Tuesday, July 7, 2015

Fried white bee hoon by JJ Lily Ooh


Ingredients
1 pack of rice vermicelli (bee hoon) – soaked
1 kgs of prawns – shelled - season with salt and pepper
2 pcs of cut cuttlefish - season with salt and pepper
2 medium size fish cake - oil fry and sliced
1 small or 1/2 big cabbage - sliced
Shallots - sliced
Garlic - chopped
Spring onion and coriander for topping
Prawn stock (May use chicken or bone stock)
Oyster sauce 2 tbsp
Light soya sauce 2 tbsp
Salt and pepper


Instructions
  1. Heat wok with oil, add some garlic fry till fragrant. 

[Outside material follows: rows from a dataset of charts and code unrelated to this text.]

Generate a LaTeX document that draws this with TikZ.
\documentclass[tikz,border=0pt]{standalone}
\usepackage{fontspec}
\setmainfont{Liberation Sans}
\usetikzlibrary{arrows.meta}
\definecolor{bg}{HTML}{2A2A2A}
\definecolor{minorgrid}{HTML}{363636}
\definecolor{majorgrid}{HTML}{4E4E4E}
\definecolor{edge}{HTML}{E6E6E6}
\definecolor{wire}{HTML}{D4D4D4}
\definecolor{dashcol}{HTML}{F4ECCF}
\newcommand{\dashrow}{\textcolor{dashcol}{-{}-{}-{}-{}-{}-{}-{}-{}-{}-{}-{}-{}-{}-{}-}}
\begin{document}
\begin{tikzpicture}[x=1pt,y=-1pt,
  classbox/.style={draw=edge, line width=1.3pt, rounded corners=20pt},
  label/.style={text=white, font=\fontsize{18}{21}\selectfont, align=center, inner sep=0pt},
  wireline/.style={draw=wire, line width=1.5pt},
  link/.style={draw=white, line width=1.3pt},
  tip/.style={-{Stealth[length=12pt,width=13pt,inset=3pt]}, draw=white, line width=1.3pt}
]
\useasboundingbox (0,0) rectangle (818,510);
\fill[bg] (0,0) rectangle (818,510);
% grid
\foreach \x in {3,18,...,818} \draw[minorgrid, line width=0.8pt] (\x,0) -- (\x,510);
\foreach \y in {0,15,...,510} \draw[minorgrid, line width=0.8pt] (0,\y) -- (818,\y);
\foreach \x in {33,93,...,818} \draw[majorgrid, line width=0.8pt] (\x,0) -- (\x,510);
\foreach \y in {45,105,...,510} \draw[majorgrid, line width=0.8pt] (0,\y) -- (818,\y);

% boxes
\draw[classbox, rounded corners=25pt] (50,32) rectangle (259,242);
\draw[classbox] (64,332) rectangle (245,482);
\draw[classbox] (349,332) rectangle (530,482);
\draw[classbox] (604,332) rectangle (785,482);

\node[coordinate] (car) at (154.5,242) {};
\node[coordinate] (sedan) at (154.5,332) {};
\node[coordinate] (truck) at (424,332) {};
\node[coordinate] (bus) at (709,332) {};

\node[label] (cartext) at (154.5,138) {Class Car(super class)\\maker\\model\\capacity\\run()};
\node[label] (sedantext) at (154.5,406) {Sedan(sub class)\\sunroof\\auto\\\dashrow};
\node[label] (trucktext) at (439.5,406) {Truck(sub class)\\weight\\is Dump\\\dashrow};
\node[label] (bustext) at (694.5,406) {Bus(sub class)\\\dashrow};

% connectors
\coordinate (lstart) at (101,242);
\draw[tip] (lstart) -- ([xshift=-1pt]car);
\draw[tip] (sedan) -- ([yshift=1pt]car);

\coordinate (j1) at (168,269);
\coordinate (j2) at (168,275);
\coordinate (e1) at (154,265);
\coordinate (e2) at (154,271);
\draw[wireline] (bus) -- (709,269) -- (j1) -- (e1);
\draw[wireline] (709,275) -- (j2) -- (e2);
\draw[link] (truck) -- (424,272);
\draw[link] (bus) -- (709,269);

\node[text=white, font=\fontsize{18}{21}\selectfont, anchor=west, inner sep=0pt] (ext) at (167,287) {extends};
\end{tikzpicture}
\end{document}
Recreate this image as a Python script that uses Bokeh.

  2. Add prawns and cuttlefish stir fry till half cooked and dish out set aside. 
  3. Same wok add oil, add garlic fry till fragrant, add cabbage and stir fry for 1-2 mins. 

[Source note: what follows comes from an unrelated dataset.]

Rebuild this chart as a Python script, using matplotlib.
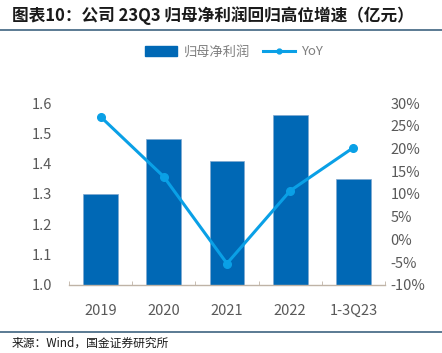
import numpy as np
import matplotlib
matplotlib.use("Agg")
import matplotlib.pyplot as plt
from matplotlib.lines import Line2D
from matplotlib.patches import Patch

plt.rcParams['font.family'] = ['Noto Sans CJK SC', 'DejaVu Sans']

categories = ["2019", "2020", "2021", "2022", "1-3Q23"]
profit = [1.30, 1.48, 1.41, 1.56, 1.35]          # 亿元
yoy = [27.0, 13.8, -5.3, 10.7, 20.2]              # %

BAR_COLOR = "#0068B5"
LINE_COLOR = "#0AA0E6"
TICK_COLOR = "#595959"
RULE_COLOR = "#3E6480"

fig = plt.figure(figsize=(4.42, 3.53), dpi=100)
ax = fig.add_axes([0.156, 0.193, 0.715, 0.515])
ax2 = ax.twinx()

x = np.arange(len(categories))
ax.bar(x, profit, width=0.55, color=BAR_COLOR, edgecolor="#7FA8D0", linewidth=0.5,
       bottom=0, zorder=2)
ax.set_ylim(1.0, 1.6)
ax.set_xlim(-0.5, len(categories) - 0.5)
ax.set_yticks(np.arange(1.0, 1.61, 0.1))
ax.set_yticklabels([f"{v:.1f}" for v in np.arange(1.0, 1.61, 0.1)])

ax2.plot(x, yoy, color=LINE_COLOR, lw=2.2, marker="o", ms=5.5, zorder=3)
ax2.set_ylim(-10, 30)
ax2.set_yticks(np.arange(-10, 31, 5))
ax2.set_yticklabels([f"{v}%" for v in range(-10, 31, 5)])

ax.set_xticks(x)
ax.set_xticklabels(categories)
ax.set_xticks(np.arange(-0.5, len(categories), 1), minor=True)
ax.tick_params(axis="x", which="major", length=0, pad=14, labelsize=10.5, colors=TICK_COLOR)
ax.tick_params(axis="x", which="minor", length=3, direction="in", color="#BFB3A6")
ax.tick_params(axis="y", length=0, pad=12, labelsize=10.5, colors=TICK_COLOR)
ax2.tick_params(axis="y", length=0, pad=4, labelsize=10.5, colors=TICK_COLOR)

for a in (ax, ax2):
    for s in ("top", "left", "right"):
        a.spines[s].set_visible(False)
ax2.spines["bottom"].set_visible(False)
ax.spines["bottom"].set_color("#BFB3A6")
ax.spines["bottom"].set_linewidth(1.0)
ax.set_zorder(1)
ax2.set_zorder(2)
ax2.patch.set_visible(False)

handles = [Patch(facecolor=BAR_COLOR, edgecolor=BAR_COLOR),
           Line2D([0], [0], color=LINE_COLOR, lw=2.2, marker="o", ms=3.5)]
fig.legend(handles, ["归母净利润", "YoY"], loc="center", bbox_to_anchor=(0.53, 0.853),
           ncol=2, frameon=False, fontsize=9.5, handlelength=2.4, handleheight=0.8,
           columnspacing=1.0, handletextpad=0.5, labelcolor="#7F7F7F")

fig.text(0.027, 0.955, "图表10：公司 23Q3 归母净利润回归高位增速（亿元）", fontsize=12,
         fontweight="bold", color="#1A1A1A", ha="left", va="center", style="italic")
fig.add_artist(Line2D([0, 1], [0.915, 0.915], color=RULE_COLOR, lw=1.2,
                      transform=fig.transFigure))
fig.add_artist(Line2D([0, 1], [0.06, 0.06], color=RULE_COLOR, lw=1.2,
                      transform=fig.transFigure))
fig.text(0.027, 0.028, "来源：Wind，国金证券研究所", fontsize=8.5, color="#1A1A1A",
         ha="left", va="center")

fig.savefig("out.png", dpi=100)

  4. Add bee hoon, 2 tbsp each of oyster and light soya, stir fry for 3-5 mins. 
  5. Add in prawn stock to bring it to boil (Stock level about cover bee hoon). 
  6. Once the stock has started boiling, add in the prawns, fish cake, cuttlefish and simmer till the bee hoon is softly cooked. 
  7. Lastly add salt and pepper to taste, dish and top with shallots, spring onion and coriander.